总而言之这事儿谷总是不准备负责的,工地那边材料被烧了个精光,医院还躺着两个工人,这来来去去都是钱,这会儿谷总是一毛钱都不想出在工人的身上,正所谓无奸不商,谷总绝对不是那种有良心的商人。
起火这事儿谷总就是硬把由头安在了工人的头上,反正工地起火原因不明,这事儿谷总怎么说工人也没办法。
真要闹腾起来工人肯定是吃亏的一方,毕竟打官司也是需要钱的,工人哪来的钱和一个公司老总打官司。
谷总给旁边的助理使了个眼神儿,助理立马上前将跪在地上的包工头老江给扶了起来,谷总则趁机进了公司,老江见到谷总跑了正想上前追,却被助理眼疾手快拦住了。
“老江,咱们也不是第一回 打交道了,最近谷总真挺忙的,你得体谅我们谷总,自从出事儿这两天谷总是吃不好睡不好的,这样啊,你先回去,我会在谷总那边给你说好话的,至于医院那边你再等等,我和谷总说几句,尽快给你处理了。”助理劝说道。
助理话是这么说,实际上话里的水分了多了,他就一个小助理,在谷总面前说的话那算个屁,谷总心情好了听个一句两句,心情不好了可以直接让助理卷铺盖走人。
不过老江不知道这里头的猫腻啊,真以为助理会帮忙,看见谷总已经进去公司了,便只能睽睽然离开了,临走之前还不忘抓着助理一个劲儿叮嘱让尽快处理医院医药费的事儿。
助理嘴里嗯嗯应着,等到老江离开之后眼中闪过一抹不忍。
助理来到老总办公室,助理一进门谷总就发现了,不耐烦开口道:“人打发走了,下次你通知保安看见老江就给我把人哄走,什么人都往公司门口站,多影响公司职员上班啊。”

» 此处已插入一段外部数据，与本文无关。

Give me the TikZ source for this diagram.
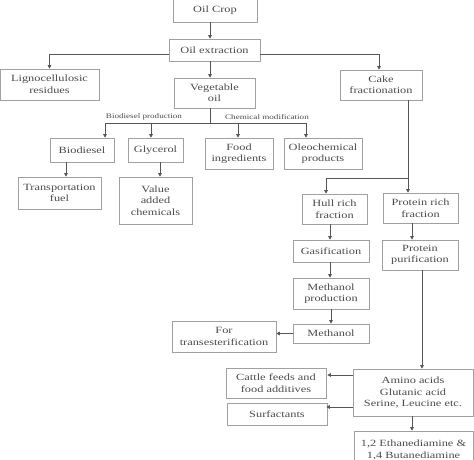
\documentclass[tikz,border=0pt]{standalone}
\usepackage{fontspec}
\setmainfont{Liberation Serif}[FakeStretch=1.3]
\usetikzlibrary{arrows.meta,calc}
\definecolor{txt}{HTML}{4A4A4A}
\definecolor{bord}{HTML}{A0A0A0}
\definecolor{lin}{HTML}{555555}
\tikzset{
  box/.style={draw=bord,line width=0.6pt,inner sep=0pt,align=center,text=txt,
    font=\fontsize{9.5}{11.5}\selectfont},
  ln/.style={draw=lin,line width=0.8pt},
  arr/.style={ln,-{Triangle[length=3.5pt,width=3.5pt]}},
  lbl/.style={text=txt,font=\fontsize{7}{8}\selectfont,inner sep=0pt}
}
\begin{document}
\begin{tikzpicture}[x=1pt,y=-1pt]
\useasboundingbox (0,0) rectangle (474,460);
% boxes
\node[box,minimum width=84pt,minimum height=23pt] (crop) at (215,10.5) {Oil Crop};
\node[box,minimum width=91pt,minimum height=22pt] (ext) at (214.5,50) {Oil extraction};
\node[box,minimum width=99pt,minimum height=31pt] (ligno) at (49.5,84.5) {Lignocellulosic\\residues};
\node[box,minimum width=81pt,minimum height=30pt] (veg) at (214.5,93) {Vegetable\\oil};
\node[box,minimum width=82pt,minimum height=30pt] (cake) at (381,85) {Cake\\fractionation};
\node[box,minimum width=64pt,minimum height=24pt] (bio) at (82,150) {Biodiesel};
\node[box,minimum width=55pt,minimum height=24pt] (gly) at (155.5,150) {Glycerol};
\node[box,minimum width=68pt,minimum height=31pt] (food) at (239,153.5) {Food\\ingredients};
\node[box,minimum width=78pt,minimum height=31pt] (oleo) at (323,153.5) {Oleochemical\\products};
\node[box,minimum width=83pt,minimum height=32pt] (fuel) at (59.5,193) {Transportation\\fuel};
\node[box,minimum width=73pt,minimum height=47pt] (value) at (155.5,200.5) {Value\\added\\chemicals};
\node[box,minimum width=65pt,minimum height=30pt] (hull) at (334.5,209) {Hull rich\\fraction};
\node[box,minimum width=75pt,minimum height=30pt] (prich) at (420.5,208) {Protein rich\\fraction};
\node[box,minimum width=76pt,minimum height=22pt] (gas) at (331,251) {Gasification};
\node[box,minimum width=76pt,minimum height=30pt] (ppur) at (420,255) {Protein\\purification};
\node[box,minimum width=76pt,minimum height=31pt] (mprod) at (331,293.5) {Methanol\\production};
\node[box,minimum width=76pt,minimum height=19pt] (meth) at (331,333.5) {Methanol};
\node[box,minimum width=104pt,minimum height=31pt] (trans) at (224,336.5) {For\\transesterification};
\node[box,minimum width=120pt,minimum height=47pt] (amino) at (413,392.5) {Amino acids\\Glutanic acid\\Serine, Leucine etc.};
\node[box,minimum width=100pt,minimum height=30pt] (cattle) at (276,383) {Cattle feeds and\\food additives};
\node[box,minimum width=100pt,minimum height=22pt] (surf) at (277,414) {Surfactants};
\node[box,minimum width=119pt,minimum height=38pt] (diam) at (413.5,450) {1,2 Ethanediamine \&\\1,4 Butanediamine};
% labels
\node[lbl] (lbio) at (144,117) {Biodiesel production};
\node[lbl] (lchem) at (267,117) {Chemical modification};
% connectors
\draw[arr] ([xshift=-5pt]crop.south) -- ([xshift=-5pt]crop.south |- ext.north);
\draw[arr] ([yshift=-4pt]ext.west) -| (ligno.north);
\draw[arr] ([yshift=-4pt]ext.east) -| ([xshift=-2pt]cake.north);
\draw[arr] ([xshift=-4.5pt]ext.south) -- ([xshift=-4.5pt]ext.south |- veg.north);
\coordinate (vb) at (210,123);
\draw[ln] ([xshift=-4.5pt]veg.south) -- (vb);
\draw[arr] (vb) -| ([xshift=23pt]bio.north);
\draw[arr] (vb) -| ([xshift=-4.5pt]gly.north);
\draw[arr] (vb) -| ([xshift=-1pt]food.north);
\draw[arr] (vb) -| ([xshift=-17pt]oleo.north);
\draw[arr] ([xshift=-16pt]bio.south) -- ([xshift=-16pt]bio.south |- fuel.north);
\draw[arr] ([xshift=4.5pt]gly.south) -- ([xshift=4.5pt]gly.south |- value.north);
\coordinate (cb) at (408,178);
\draw[arr] ([xshift=27pt]cake.south) -- ([xshift=27pt]cake.south |- prich.north);
\draw[arr] (cb) -| ([xshift=-8.5pt]hull.north);
\draw[arr] ([xshift=-4.5pt]hull.south) -- ([xshift=-4.5pt]hull.south |- gas.north);
\draw[arr] ([xshift=-1pt]gas.south) -- ([xshift=-1pt]gas.south |- mprod.north);
\draw[arr] (mprod.south) -- (meth.north);
\draw[arr] (meth.west) -- (meth.west -| trans.east);
\draw[arr] ([xshift=-8.5pt]prich.south) -- ([xshift=-8.5pt]prich.south |- ppur.north);
\draw[arr] ([xshift=2pt]ppur.south) -- ([xshift=2pt]ppur.south |- amino.north);
\draw[arr] ([yshift=-14.5pt]amino.west) -- ([yshift=-14.5pt]amino.west -| cattle.east);
\draw[arr] ([yshift=17.5pt]amino.west) -- ([yshift=17.5pt]amino.west -| surf.east);
\draw[arr] ([xshift=-1pt]amino.south) -- ([xshift=-1pt]amino.south |- diam.north);
\end{tikzpicture}
\end{document}
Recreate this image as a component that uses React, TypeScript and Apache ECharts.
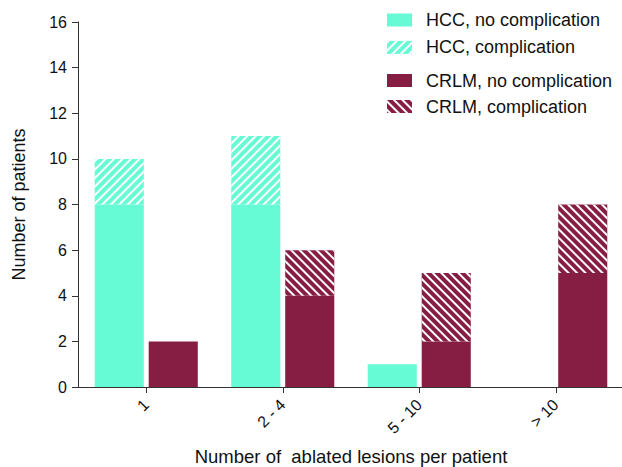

“是,我待会儿就下去通知保安部。”助理点头,丝毫不提方才老江拜托的事儿。
那边老江又等了两天,医院护士再三催缴费,老江苦哈哈笑着赔不是,谷总那边的电话打不通,这他一个包工头哪来的那么多钱。
老江出了医院,准备再去谷总的公司堵人,然而这次他一靠近大门就被保安给轰了出来,根本不让他靠近公司,老江这会儿才明白谷总压根就没想出医药费。
老江守了两个小时,本来打算一直手在这等谷总出来,可是想到他出来的时候医院已经下最后通牒了,十二点之前如果不能把钱缴了医院就直接停药,后续治疗也将停止。
看了看天上的日头,火辣辣的,差不多已经是十一点了,老江急得红了眼眶,看了看那一栋公司大楼,老江跺跺脚咬牙转身离开了。
老江步行朝着医院走,人行道上的人来来往往老江却觉得特别无助。
他们这种打工的来到大城市格格不入,平时坐个车还会被人嫌弃身上臭,有味道,不让他们坐位置,他们只能坐在公交车的地上还得朝着其他乘客陪笑脸,就因为不想被人赶下车。
蓦地,一声刹车声响起,一辆小车停在老江马路靠边的位置,这个地方正好是停车带。